Impact of Discovery Rules on Halanski's Testimony
The court also considered the implications of defendants' failure to disclose Halanski as a witness pursuant to Federal Rule of Civil Procedure 26(a). It acknowledged the plaintiffs' argument that defendants did not identify Halanski during the discovery phase, which could ordinarily result in exclusion of his testimony under Rule 37(c) unless the failure was justified or harmless. The court recognized that although Halanski should have been disclosed, it was not appropriate to exclude his testimony outright given the ongoing appeal and the likelihood that the appellate court might remand the case for further proceedings. The court pointed out that the defendants had sufficient time to supplement their disclosures after gaining knowledge of Halanski's relevance through interrogatories served by the plaintiffs. Despite the failure to disclose, the court opted to allow the perpetuation of Halanski's testimony as a means of preventing a potential injustice while also noting that lesser sanctions could be imposed for the procedural misstep.

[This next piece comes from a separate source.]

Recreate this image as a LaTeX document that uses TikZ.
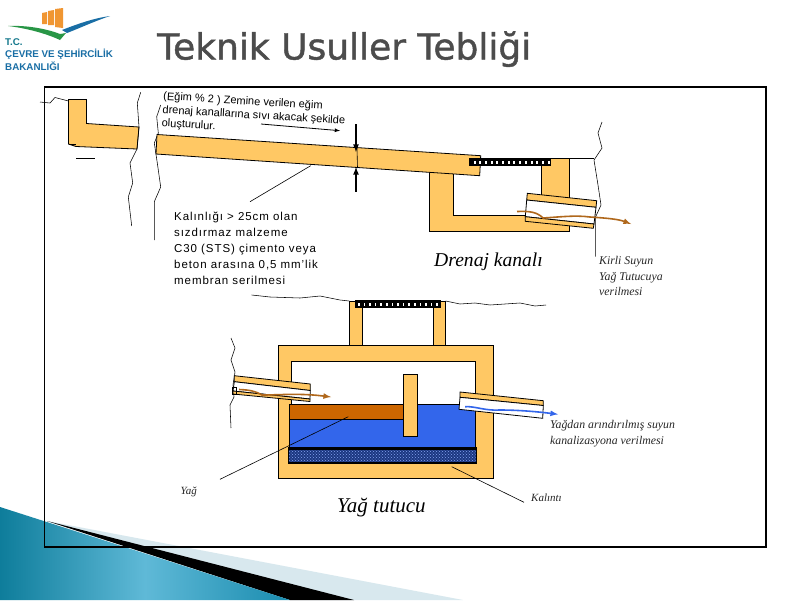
\documentclass[tikz,border=0pt]{standalone}
\usepackage{fontspec}
\setmainfont{Liberation Sans}
\newfontfamily\titlefont[FakeBold=1.2]{DejaVu Sans}
\newfontfamily\notefont{Liberation Serif}
\newfontfamily\remarkfont[LetterSpace=8]{Liberation Sans}
\usetikzlibrary{patterns}
\definecolor{wallcol}{RGB}{255,200,100}
\definecolor{oilcol}{RGB}{204,102,0}
\definecolor{watercol}{RGB}{51,102,235}
\definecolor{pipeflow}{RGB}{176,104,28}
\definecolor{logoblue}{RGB}{25,110,165}
\definecolor{logoteal}{RGB}{20,120,140}
\definecolor{tealdark}{RGB}{14,125,155}
\definecolor{tealmid}{RGB}{95,185,215}
\definecolor{tealend}{RGB}{26,140,175}
\definecolor{wedgecol}{RGB}{216,232,238}
\definecolor{logoorange}{RGB}{240,150,50}
\definecolor{logogreen}{RGB}{40,150,70}
\begin{document}
\begin{tikzpicture}[x=1pt,y=-1pt]
	\tikzstyle{wall} = [draw=black, fill=wallcol, line width=0.8pt]
	\tikzstyle{crack} = [draw=black, line width=0.55pt]
	\tikzstyle{leader} = [draw=black, line width=0.6pt]
	\tikzstyle{bore} = [draw=black, fill=white, line width=0.8pt]
	\tikzstyle{note} = [anchor=base west, font=\notefont\itshape\fontsize{11.8}{14}\selectfont, text=black!85, inner sep=0pt]
	\tikzstyle{caption} = [anchor=base west, font=\notefont\itshape\fontsize{19.6}{24}\selectfont, inner sep=0pt]
	\tikzstyle{remark} = [anchor=base west, font=\remarkfont\fontsize{11.5}{13}\selectfont, inner sep=0pt]
	\tikzstyle{slope} = [anchor=north west, align=left, font=\fontsize{11}{13.4}\selectfont, inner sep=0pt, rotate=-3.4]
	\tikzstyle{logotext} = [inner sep=0pt, anchor=west, font=\bfseries\fontsize{9.8}{11}\selectfont]
	\useasboundingbox (0,0) rectangle (800,600);
	\fill[white] (0,0) rectangle (800,600);
	\fill[wedgecol] (47,521) -- (463,600) -- (290,600) -- cycle;
	\fill[black] (47,521) -- (354,600) -- (290,600) -- cycle;
	\shade[left color=tealdark, right color=tealend, middle color=tealmid] (0,507) -- (290,600) -- (0,600) -- cycle;
	\draw[black, line width=1.8pt] (44.5,87) rectangle (766,547);
	\node[inner sep=0pt, anchor=base west, font=\titlefont\fontsize{36}{42}\selectfont, text=black!70] (title) at (157,59.5) {Teknik Usuller Tebliği};
	% logo
	\fill[logoorange] (42,13) -- (47,12) -- (47,24) -- (42,24) -- cycle;
	\fill[logoorange] (48,11) -- (54,10) -- (54,25) -- (48,25) -- cycle;
	\fill[logoorange] (55,9) -- (63,8) -- (63,28) -- (55,27) -- cycle;
	\fill[logogreen] (8,26) .. controls (30,25) and (50,30) .. (60,34) -- (66,33) -- (60,40) .. controls (45,33) and (25,28) .. (8,26) -- cycle;
	\fill[logoblue] (62,30) .. controls (80,23) and (95,18) .. (110,16) .. controls (95,21) and (80,28) .. (67,33) -- cycle;
	\node[logotext, text=logoteal] (logoa) at (5,42) {T.C.};
	\node[logotext, text=logoblue] (logob) at (5,54) {ÇEVRE VE ŞEHİRCİLİK};
	\node[logotext, text=logoblue] (logoc) at (5,66) {BAKANLIĞI};
	% drain channel
	\draw[wall] (68.5,99.5) -- (86.5,99.5) -- (86.5,123.5) -- (139,127) -- (137,149) -- (76,146.5) -- (68.5,144) -- cycle;
	\draw[leader] (68.5,144.5) -- (76,144.5);
	\draw[leader] (76,158.3) -- (95,158.3);
	\draw[crack] (40,102) -- (50,103) -- (55,97.5) -- (68.5,101);
	\draw[crack] (140.7,92.3) -- (137.3,103) -- (139,127) -- (137,149) -- (130,163) -- (132.7,183) -- (128.3,197) -- (131.7,226);
	\draw[crack] (160.7,105) -- (156.7,116.7) -- (158.3,133) -- (154.3,143) -- (157.3,163) -- (160.7,187) -- (154.3,201.7) -- (154.3,240);
	\draw[wall] (429.3,170) -- (429.3,231.7) -- (569.3,231.7) -- (569.3,158.7) -- (541.3,158.7) -- (541.3,215.3) -- (453.3,215.3) -- (453.3,170) -- cycle;
	\draw[wall] (157,134.5) -- (480.7,155.7) -- (479.7,175.7) -- (156,154) -- cycle;
	\fill[black] (469.3,158.3) rectangle (550.7,165.5);
	\foreach \i in {0,...,13} {
		\fill[white] (473.5+5.7*\i,161) rectangle +(2,3.2);
	}
	\draw[crack] (569.3,158.7) -- (594,158.7);
	\draw[crack] (602,122) -- (598,133) -- (602,148) -- (594,160) -- (598,185) -- (601,205) -- (595.7,216.7) -- (595.7,256.7);
	\draw[wall] (527.3,193.3) -- (596.7,200.7) -- (596,207.3) -- (526.7,200) -- cycle;
	\draw[bore] (526.7,200) -- (596,207.3) -- (594,224) -- (525.3,216.7) -- cycle;
	\draw[wall] (525.3,216.7) -- (594,224) -- (593.3,228.3) -- (525.3,221.3) -- cycle;
	\draw[pipeflow, line width=1.6pt, -latex] (517,211.5) .. controls (530,211) and (537,212) .. (543,218) .. controls (560,217) and (575,215) .. (590,217) .. controls (605,218) and (618,219) .. (631,224);
	\draw[leader, line width=0.8pt, -latex] (261,124) -- (340,130.7);
	\draw[black, line width=1.6pt, -latex] (356,124.3) -- (356,152);
	\draw[black, line width=1.6pt, -latex] (356,191.7) -- (356,167);
	\draw[leader] (357,148) -- (357.5,168);
	\coordinate (slabfoot) at (310.7,165.7);
	\node[remark] (thick-a) at (174,220) {Kalınlığı > 25cm olan};
	\node[remark] (thick-b) at (174,236) {sızdırmaz malzeme};
	\node[remark] (thick-c) at (174,252.3) {C30 (STS) çimento veya};
	\node[remark] (thick-d) at (174,268.3) {beton arasına 0,5 mm’lik};
	\node[remark] (thick-e) at (174,284) {membran serilmesi};
	\coordinate (thick-top) at (250,201.7);
	\draw[leader] (thick-top) -- (slabfoot);
	\node[slope] (slope-note) at (163.5,91.5) {(Eğim \% 2 ) Zemine verilen eğim\\drenaj kanallarına sıvı akacak şekilde\\oluşturulur.};
	\node[caption] (drain) at (434,266) {Drenaj kanalı};
	\node[note] (dirty-a) at (599,264) {Kirli Suyun};
	\node[note] (dirty-b) at (599,280) {Yağ Tutucuya};
	\node[note] (dirty-c) at (599,295.7) {verilmesi};
	% oil trap
	\draw[crack] (251.7,295) -- (270,297) -- (285,297.5) -- (300,298) -- (320,296) -- (340,300) -- (349.3,301);
	\draw[crack] (445.7,301) -- (460,304) -- (475,303) -- (490,305) -- (505,304) -- (520,303) -- (535,306) -- (546,305);
	\draw[wall] (349.3,301) rectangle (362.7,345.3);
	\draw[wall] (433.3,301) rectangle (445.7,345.3);
	\fill[black] (355,300.3) rectangle (441,307.7);
	\foreach \i in {0,...,14} {
		\fill[white] (358+5.6*\i,303) rectangle +(1.6,3);
	}
	\draw[wall] (278.3,345.3) rectangle (493.7,478.3);
	\draw[black, fill=white, line width=0.8pt] (291.7,361.3) -- (475.7,361.3) -- (475.7,404.3) -- (291.7,404.3) -- cycle;
	\draw[black, fill=watercol, line width=0.8pt] (289.3,404.3) rectangle (475.7,447.3);
	\draw[black, fill=oilcol, line width=0.8pt] (289.3,404.3) rectangle (403.3,419.3);
	\fill[black] (288.3,447.3) rectangle (476.7,464.3);
	\fill[watercol!55!black] (289.3,450) rectangle (475.7,461.5);
	\fill[pattern=crosshatch dots, pattern color=watercol!60!white] (289.3,450) rectangle (475.7,461.5);
	\draw[wall] (403.3,374.3) rectangle (417.3,436.3);
	\draw[crack] (231,338) -- (235,348) -- (231,360) -- (235,372) -- (233,385) -- (234,397) -- (230,405) -- (231,428);
	\draw[wall] (234.3,375.7) -- (310.3,384) -- (310.3,390.5) -- (234.3,381.7) -- cycle;
	\draw[bore] (234.3,381.7) -- (310.3,390.5) -- (310,399) -- (233,391) -- cycle;
	\draw[wall] (233,391) -- (310,399) -- (310,401.5) -- (233,394) -- cycle;
	\draw[black, line width=0.8pt] (232.5,387) rectangle (236,394);
	\draw[pipeflow, line width=1.6pt, -latex] (239,389.5) .. controls (250,390) and (255,391) .. (262,395) .. controls (280,395) and (300,393) .. (331,397);
	\draw[wall] (460,392) -- (543.3,400.7) -- (543.3,405.5) -- (460,397.3) -- cycle;
	\draw[bore] (460,397.3) -- (543.3,405.5) -- (542.7,418.3) -- (459,409.3) -- cycle;
	\draw[watercol, line width=1.6pt, -latex] (465,406.7) .. controls (475,406) and (485,411) .. (500,410) .. controls (520,410) and (540,412) .. (558,414.3);
	\coordinate (oil-mid) at (348.3,416.7);
	\coordinate (sludge-low) at (451.7,466.7);
	\node[note, font=\notefont\itshape\fontsize{11}{13}\selectfont] (oil) at (180.5,494) {Yağ};
	\node[note, font=\notefont\itshape\fontsize{11}{13}\selectfont] (sludge) at (531,501.7) {Kalıntı};
	\coordinate (oil-end) at (220,479.3);
	\coordinate (sludge-end) at (524,502.3);
	\draw[leader] (oil-end) -- (oil-mid);
	\draw[leader] (sludge-low) -- (sludge-end);
	\node[note] (clean-a) at (550,428) {Yağdan arındırılmış suyun};
	\node[note] (clean-b) at (550,444.3) {kanalizasyona verilmesi};
	\node[caption, font=\notefont\itshape\fontsize{21}{25}\selectfont] (trap) at (337,512.3) {Yağ tutucu};
\end{tikzpicture}
\end{document}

Balance of Interests in Allowing Testimony
In balancing the interests at stake, the court prioritized the preservation of testimony over the procedural oversight concerning Halanski's disclosure. It emphasized the importance of Halanski's testimony in the context of the case and the potential impact of his unavailability on the pursuit of justice. The defendants sought to perpetuate testimony to ensure that critical evidence remained accessible, which the court found to be a compelling reason to allow the deposition despite the procedural failure. The court recognized that if Halanski were to become unavailable, no other individual could provide the necessary context regarding Nagy's role at WVC, thus justifying the need for preserving Halanski’s testimony. Ultimately, the court determined that allowing the deposition served the interests of justice and provided the plaintiffs an opportunity to prepare for the potential testimony, while also imposing costs on the defendants for their failure to disclose.
Conclusion and Order
The court concluded by granting the defendants' motion to perpetuate Halanski's testimony under Rule 27(b) and ordered the defendants to pay the plaintiffs' reasonable costs and attorney’s fees associated with the deposition. This decision reflected the court's recognition of the need to balance procedural rules with the substantive necessity of preserving potentially pivotal testimony. The ruling indicated that while the defendants had failed to comply with certain discovery requirements, the pressing need to capture Halanski's testimony outweighed the desire to impose strict compliance with procedural rules. The court's order ensured that the plaintiffs would not incur undue costs without recourse while also facilitating a fair opportunity for both parties to present their cases adequately. Thus, the court maintained its commitment to preventing injustice while navigating the complexities of procedural law.